Oireachtas Joint and Select Committees

Wednesday, 3 May 2023

Select Committee on Health

Regulated Professions (Health and Social Care) (Amendment) Bill 2022: Committee Stage

Photo of Bernard DurkanBernard Durkan (Kildare North, Fine Gael) | Oireachtas source

I am a bit uneasy about this. My unease has not been in any way assuaged. I know the Minister is very persuasive.

I raise another issue which is not directly related to this one but which it affects professional individuals who may well have a degree in one area and feel that with a little bit of training, on-the-job practice and so on they will be suitable to deal with, for instance, children's rights in the courts because these cases end up in the courts. Some of them are there now. I have found there is a strong lobby of people who question the qualifications of the people who give expert evidence in the courts on matters very close to the subject we are discussing. Are the amendments we are discussing now likely to enable people who do not have appropriate qualifications, which are being questioned now, to practise as they wish to? A Supreme Court judge recently raised questions about expert witnesses and their appropriateness. It would almost appear that they were achieving celebrity status and that a number of such people covering that area in the courts were either tutors to or tutored by some of the other people who practise along with them and who are being questioned similarly.

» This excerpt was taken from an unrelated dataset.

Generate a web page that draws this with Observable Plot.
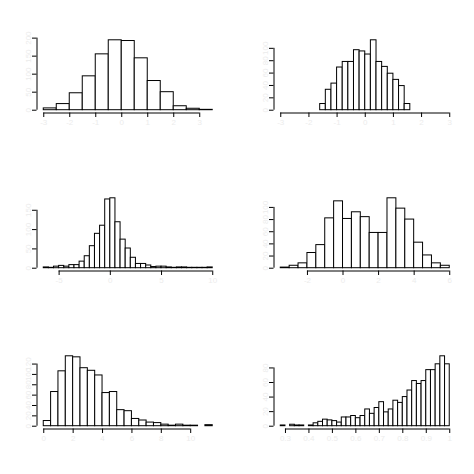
<!DOCTYPE html>
<html><head><meta charset="utf-8">
<script src="https://cdn.jsdelivr.net/npm/d3@7"></script>
<script src="https://cdn.jsdelivr.net/npm/@observablehq/plot@0.6"></script>
<style>
body{margin:0;background:#fff}
#chart{position:relative;width:474px;height:474px;overflow:hidden}
#chart svg{position:absolute}
</style>
</head><body><div id="chart"></div>
<script>
// Panel 1: normal-like, breaks -3..3.5 by 0.5
const p1Counts = [5,17,47,94,155,194,192,144,81,50,11,4,1];
const p1Start = -3, p1Bin = 0.5, p1Xlim = [-3, 3.5];
const p1XTicks = [-3,-2,-1,0,1,2,3];
const p1YTicks = [0,50,100,150,200];

// Panel 2: bounded, breaks -1.6..1.6 by 0.2, xlim -3..3
const p2Counts = [10,33,43,69,78,78,97,95,90,113,78,70,59,49,39,10];
const p2Start = -1.6, p2Bin = 0.2, p2Xlim = [-3, 3];
const p2XTicks = [-3,-2,-1,0,1,2,3];
const p2YTicks = [0,20,40,60,80,100];

// Panel 3: heavy tails, breaks -6.5..10 by 0.5
const p3Counts = [2,1,4,6,4,8,8,17,31,57,89,110,178,181,119,74,51,27,11,11,7,3,4,4,2,1,2,2,1,1,1,1,2];
const p3Start = -6.5, p3Bin = 0.5, p3Xlim = [-6.5, 10];
const p3XTicks = [-5,0,5,10];
const p3YTicks = [0,50,100,150];

// Panel 4: bimodal, breaks -3.5..6 by 0.5
const p4Counts = [1,4,8,25,38,82,110,81,92,84,58,58,115,98,80,42,21,8,4];
const p4Start = -3.5, p4Bin = 0.5, p4Xlim = [-3.5, 6];
const p4XTicks = [-2,0,2,4,6];
const p4YTicks = [0,20,40,60,80,100];

// Panel 5: right skewed, breaks 0..11.5 by 0.5
const p5Counts = [10,66,106,135,133,112,107,98,64,66,31,29,14,11,7,6,3,1,3,1,1,0,2];
const p5Start = 0, p5Bin = 0.5, p5Xlim = [0, 11.5];
const p5XTicks = [0,2,4,6,8,10];
const p5YTicks = [0,20,40,60,80,100,120];

// Panel 6: left skewed, breaks 0.28..1.0 by 0.02
const p6Counts = [1,0,2,1,1,0,1,4,6,9,8,7,5,12,12,14,11,14,23,17,25,33,19,23,35,32,40,49,62,58,62,77,77,85,96,85];
const p6Start = 0.28, p6Bin = 0.02, p6Xlim = [0.28, 1.0];
const p6XTicks = [0.3,0.4,0.5,0.6,0.7,0.8,0.9,1.0];
const p6YTicks = [0,20,40,60,80];

const panels = [
  {counts:p1Counts, start:p1Start, bin:p1Bin, xlim:p1Xlim, xt:p1XTicks, yt:p1YTicks},
  {counts:p2Counts, start:p2Start, bin:p2Bin, xlim:p2Xlim, xt:p2XTicks, yt:p2YTicks},
  {counts:p3Counts, start:p3Start, bin:p3Bin, xlim:p3Xlim, xt:p3XTicks, yt:p3YTicks},
  {counts:p4Counts, start:p4Start, bin:p4Bin, xlim:p4Xlim, xt:p4XTicks, yt:p4YTicks},
  {counts:p5Counts, start:p5Start, bin:p5Bin, xlim:p5Xlim, xt:p5XTicks, yt:p5YTicks},
  {counts:p6Counts, start:p6Start, bin:p6Bin, xlim:p6Xlim, xt:p6XTicks, yt:p6YTicks}
];

const W = 237, H = 158;
const labelColor = "#ececec";
const chart = document.getElementById("chart");

panels.forEach((p, k) => {
  const rows = p.counts.map((c, i) => ({
    x1: +(p.start + i * p.bin).toFixed(4),
    x2: +(p.start + (i + 1) * p.bin).toFixed(4),
    count: c
  }));
  const ext = (p.xlim[1] - p.xlim[0]) * 0.04;
  const xDom = [p.xlim[0] - ext, p.xlim[1] + ext];
  const ymax = d3.max(p.counts);
  const yDom = [-0.04 * ymax, 1.04 * ymax];
  const svg = Plot.plot({
    width: W, height: H,
    marginLeft: 36.5, marginRight: 18, marginTop: 37, marginBottom: 45.5,
    style: {background: "transparent", fontFamily: "Liberation Sans, Arial, sans-serif", fontSize: "8px", overflow: "visible"},
    x: {domain: xDom, label: null},
    y: {domain: yDom, label: null},
    marks: [
      Plot.rectY(rows, {x1: "x1", x2: "x2", y: "count", fill: "white", stroke: "black", strokeWidth: 1}),
      Plot.ruleY([yDom[0]], {x1: p.xt[0], x2: p.xt[p.xt.length - 1], stroke: "black"}),
      Plot.ruleX([xDom[0]], {y1: p.yt[0], y2: p.yt[p.yt.length - 1], stroke: "black"}),
      Plot.axisX(p.xt, {anchor: "bottom", tickSize: 4.5, tickPadding: 2, stroke: "black", color: labelColor, label: null, tickFormat: d => String(d)}),
      Plot.axisY(p.yt, {anchor: "left", tickSize: 4.5, tickPadding: 2, stroke: "black", color: labelColor, label: null, tickRotate: -90, tickFormat: d => String(d)})
    ]
  });
  svg.style.left = ((k % 2) * W) + "px";
  svg.style.top = (Math.floor(k / 2) * H) + "px";
  chart.appendChild(svg);
});
</script>
</body></html>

I am still uneasy. In respect of the issues that I have referred to, I do not want somebody coming along in six months' time saying that we have resolved that problem now. That is what they see in it and I do not see a resolution coming that way. It may need to be resolved in a different way altogether with the appropriate training etc., for the person with the appropriate academic qualifications. In other words, going back to my original statement, there is not much sense in having a civil engineer, who could be a very important witness in a case in question, on the basis of on-site training. It is likely to create really serious controversy.

Last night, I had somebody on the telephone who pointed this out to me. This is a person I am well aware of, unfortunately, but they were not withdrawing from the scene. They were emphasising the point of appropriate academic qualification. In whatever sphere, there should be some correlation and we should not find ourselves having to create the situation to fill the need at this particular time. There is a habit of legislation in this country growing and extending itself by its own volition and need, as the case may be. It then becomes established and we find out a little further down the road, that it was not really appropriate and we should not have done it. That is the story of our lives unfortunately in this country.

I am particularly concerned about it in this social care area and the way the professions feel about it. As Deputy Shortall pointed out, this might solve the issue of filling the posts and so on, but if we fill the posts inappropriately, it is still not right.